Winter's Tale is very difficult to describe. Superficially the story is about a burglar who falls in love with a young dying heiress when he breaks into her mansion. But that is just what gets the story going. In my mind the main character is the mythical New York City that Helprin creates which seems to always be enfolded in winter and threatened by a cloud wall. We experience almost a century of the city from the days of sailing ships, horse drawn carriages and cobblestone streets to the modernization of electric lights, mighty bridges and printing presses. There is a small upstate town which is not on any map and usually cannot be found, a white horse that can seemingly fly, and an epic struggle to build bridges.
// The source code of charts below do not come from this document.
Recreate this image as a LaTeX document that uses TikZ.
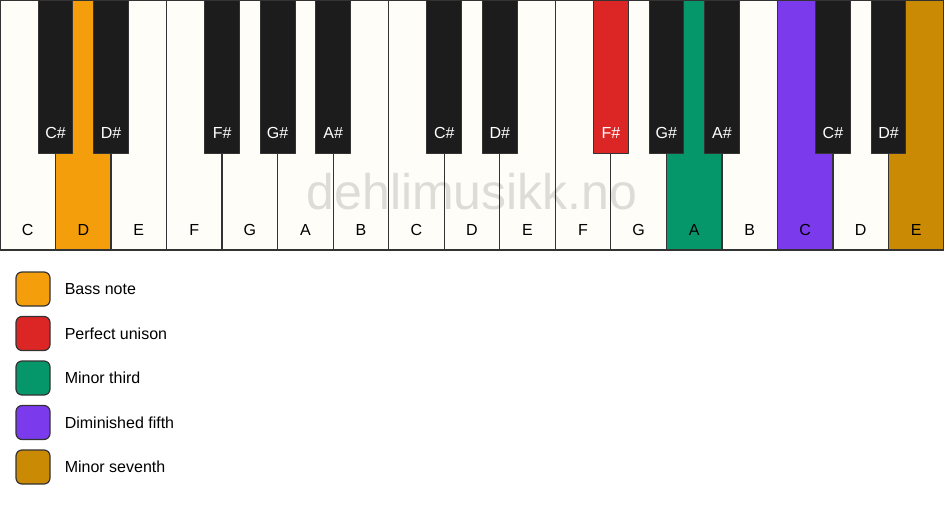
\documentclass[tikz,border=0pt]{standalone}
\usepackage{fontspec}
\setmainfont{Liberation Sans}
\definecolor{keywhite}{HTML}{FFFDF8}
\definecolor{keyblack}{HTML}{1C1C1C}
\definecolor{keyline}{HTML}{333333}
\definecolor{bass}{HTML}{F59E0B}
\definecolor{unison}{HTML}{DC2626}
\definecolor{third}{HTML}{059669}
\definecolor{fifth}{HTML}{7C3AED}
\definecolor{seventh}{HTML}{CA8A04}
\begin{document}
\begin{tikzpicture}[x=1pt,y=-1pt,line join=round,font=\fontsize{16}{19}\selectfont,
	wkey/.style={draw=keyline,line width=1.3pt,minimum width=55.53pt,minimum height=250pt,inner sep=0pt,outer sep=0pt},
	bkey/.style={draw=keyline,line width=1pt,minimum width=34.7pt,minimum height=153pt,inner sep=0pt,outer sep=0pt},
	legbox/.style={draw=keyline,line width=1.2pt,rounded corners=6pt,minimum size=34pt,inner sep=0pt}]
	\useasboundingbox (0,0) rectangle (944,506);
	% white keys
	\foreach \n/\c [count=\i from 0] in {C/keywhite,D/bass,E/keywhite,F/keywhite,G/keywhite,A/keywhite,B/keywhite,C/keywhite,D/keywhite,E/keywhite,F/keywhite,G/keywhite,A/third,B/keywhite,C/fifth,D/keywhite,E/seventh}{
		\node[wkey,fill=\c] (w\i) at ({\i*55.53+27.765},125) {};
		\node (wl\i) at ([yshift=20pt]w\i.south) {\n};
	}
	% watermark
	\node[text=black,text opacity=.13,font=\fontsize{50}{58}\selectfont] (mark) at (472,192) {dehlimusikk.no};
	% black keys
	\foreach \j/\n/\c in {0/C\#/keyblack,1/D\#/keyblack,3/F\#/keyblack,4/G\#/keyblack,5/A\#/keyblack,7/C\#/keyblack,8/D\#/keyblack,10/F\#/unison,11/G\#/keyblack,12/A\#/keyblack,14/C\#/keyblack,15/D\#/keyblack}{
		\node[bkey,fill=\c] (b\j) at (w\j.north east) [anchor=north] {};
		\node[text=white] (bl\j) at ([yshift=20pt]b\j.south) {\n};
	}
	% legend
	\foreach \c/\t [count=\k from 0] in {bass/Bass note,unison/Perfect unison,third/Minor third,fifth/Diminished fifth,seventh/Minor seventh}{
		\node[legbox,fill=\c] (g\k) at (33,{289+\k*44.5}) {};
		\node[anchor=west,inner sep=0pt] (gt\k) at ([xshift=14pt]g\k.east) {\t};
	}
\end{tikzpicture}
\end{document}
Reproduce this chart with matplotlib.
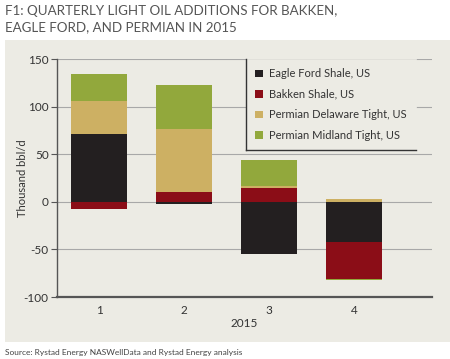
import matplotlib
matplotlib.use("Agg")
import matplotlib.pyplot as plt
import numpy as np
from matplotlib.patches import Rectangle
from matplotlib.lines import Line2D

quarters = ["1", "2", "3", "4"]
series_names = ["Eagle Ford Shale, US", "Bakken Shale, US",
                "Permian Delaware Tight, US", "Permian Midland Tight, US"]
eagle_ford = [71, -2.5, -55, -42.6]
bakken = [-8, 10, 14.7, -38.4]
delaware = [35, 66, 2, 2.8]
midland = [28, 47, 27, -0.8]
colors = ["#231F20", "#8B0D17", "#CDB063", "#92A83C"]

plt.rcParams['font.family'] = ['Lato', 'DejaVu Sans']

fig = plt.figure(figsize=(4.5, 3.59), dpi=100)
fig.patch.set_facecolor("white")
fig.patches.append(Rectangle((5/450, 1-342/359), 445/450, 302/359,
                             transform=fig.transFigure, facecolor="#ECEBE4",
                             edgecolor="none", zorder=-10))

ax = fig.add_axes([57/450, 1-297/359, 375/450, 238/359])
ax.set_facecolor("none")

x = np.arange(1, 5)
pos_base = np.zeros(4)
neg_base = np.zeros(4)
for vals, c, name in zip([eagle_ford, bakken, delaware, midland], colors, series_names):
    v = np.array(vals, dtype=float)
    bottoms = np.where(v >= 0, pos_base, neg_base)
    ax.bar(x, v, width=0.66, bottom=bottoms, color=c, label=name, zorder=3,
           linewidth=0)
    pos_base = pos_base + np.where(v >= 0, v, 0)
    neg_base = neg_base + np.where(v < 0, v, 0)

ax.set_xlim(0.5, 4.92)
ax.set_ylim(-100, 150)
ax.set_yticks([-100, -50, 0, 50, 100, 150])
ax.set_yticklabels(["-100", "-50", "0", "50", "100", "150"])
ax.set_xticks(x)
ax.set_xticklabels(quarters)
ax.tick_params(axis='x', length=0, pad=6, labelsize=8.5, colors="#333333")
ax.tick_params(axis='y', length=4, width=0.8, color="#555555", labelsize=8.5,
               labelcolor="#333333", pad=2)
ax.yaxis.grid(True, color="#A8A8A8", linewidth=0.8, zorder=1)
ax.set_axisbelow(True)
for s in ["top", "right"]:
    ax.spines[s].set_visible(False)
ax.spines["left"].set_color("#555555")
ax.spines["left"].set_linewidth(1.0)
ax.spines["bottom"].set_color("#555555")
ax.spines["bottom"].set_linewidth(1.6)

ax.set_ylabel("Thousand bbl/d", fontsize=8, color="#333333")
ax.yaxis.set_label_coords(-29/375, 0.5)
ax.set_xlabel("2015", fontsize=8.5, color="#333333", labelpad=1)

leg = ax.legend(loc="upper left", bbox_to_anchor=(189/375, 1.0), fontsize=8,
                frameon=True, fancybox=False, handlelength=0.7, handleheight=0.7,
                handletextpad=0.5, labelspacing=0.85, borderpad=0.85,
                borderaxespad=0)
leg.get_frame().set_edgecolor("#ECEBE4")
leg.get_frame().set_facecolor("#ECEBE4")
leg.get_frame().set_linewidth(0.5)
leg.get_frame().set_alpha(1)
for t in leg.get_texts():
    t.set_color("#333333")

fig.canvas.draw()
bb = leg.get_window_extent().transformed(fig.transFigure.inverted())
x0, y0 = bb.x0 + 0.3/450, bb.y0 + 0.3/359
fig.add_artist(Line2D([x0, x0], [y0, bb.y1], transform=fig.transFigure,
                      color="#333333", linewidth=1.0, zorder=10))
fig.add_artist(Line2D([x0, bb.x1], [y0, y0], transform=fig.transFigure,
                      color="#333333", linewidth=1.0, zorder=10))

fig.text(5/450, 1-11/359, "F1: QUARTERLY LIGHT OIL ADDITIONS FOR BAKKEN,",
         fontsize=9.6, color="#555555", va="center", ha="left")
fig.text(5/450, 1-27/359, "EAGLE FORD, AND PERMIAN IN 2015",
         fontsize=9.6, color="#555555", va="center", ha="left")
fig.text(5/450, 1-352/359, "Source: Rystad Energy NASWellData and Rystad Energy analysis",
         fontsize=6, color="#444444", va="center", ha="left")

fig.savefig("out.png", dpi=100)
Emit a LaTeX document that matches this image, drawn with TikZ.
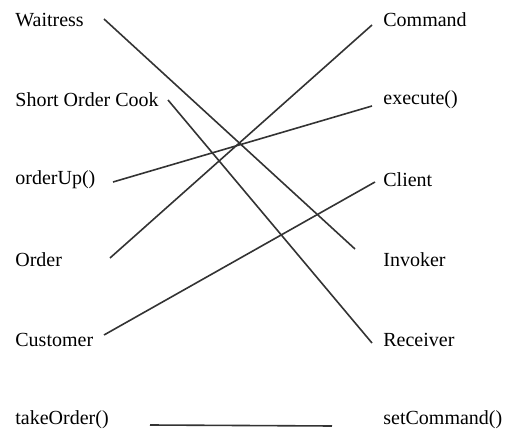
\documentclass[tikz,border=0pt]{standalone}
\usepackage{fontspec}
\setmainfont{Liberation Serif}

\begin{document}
\begin{tikzpicture}[x=0.5pt,y=0.5pt, every node/.style={font=\fontsize{10}{12}\selectfont, inner sep=0pt, anchor=west}, link/.style={black!80, line width=0.8pt}]
    \useasboundingbox (0,0) rectangle (510,435);
    % left column
    \node (waitress) at (15,415) {Waitress};
    \node (cook) at (15,335) {Short Order Cook};
    \node (orderup) at (15,255) {orderUp()};
    \node (order) at (15,175) {Order};
    \node (customer) at (15,95) {Customer};
    \node (takeorder) at (15,15) {takeOrder()};
    % right column
    \node (command) at (383,415) {Command};
    \node (execute) at (383,335) {execute()};
    \node (client) at (383,255) {Client};
    \node (invoker) at (383,175) {Invoker};
    \node (receiver) at (383,95) {Receiver};
    \node (setcommand) at (383,15) {setCommand()};
    % matches
    \draw[link] ([shift={(89,1)}]waitress.west) -- ([shift={(-28,11)}]invoker.west);
    \draw[link] ([shift={(153,0)}]cook.west) -- ([shift={(-11,-3)}]receiver.west);
    \draw[link] ([shift={(98,-2)}]orderup.west) -- ([shift={(-11,-6)}]execute.west);
    \draw[link] ([shift={(95,2)}]order.west) -- ([shift={(-11,-5)}]command.west);
    \draw[link] ([shift={(89,5)}]customer.west) -- ([shift={(-8,-2)}]client.west);
    \draw[link] ([shift={(135,-5)}]takeorder.west) -- ([shift={(-51,-6)}]setcommand.west);
\end{tikzpicture}
\end{document}
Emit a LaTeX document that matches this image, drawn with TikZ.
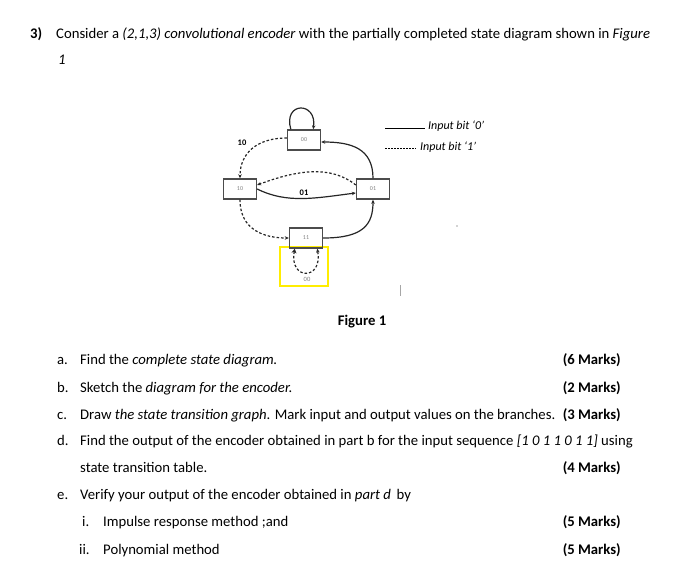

The writing is spectacular and I could vividly picture flying up the frozen Hudson river in a sleigh under piles of fur, hiding in the lighted constellation ceiling of Grand Central Station or skulking through the sewers with the Short Tails gang of Five Points. While this is definitely fantasy it is not elf and dragon sort of fantasy but rather a look at turn of the century New York as a wondrous and romanticized place that you wish it had been. And you don't have to have ever been to New York or even like New York to enjoy this book. One of my favorite books of all time. Read it!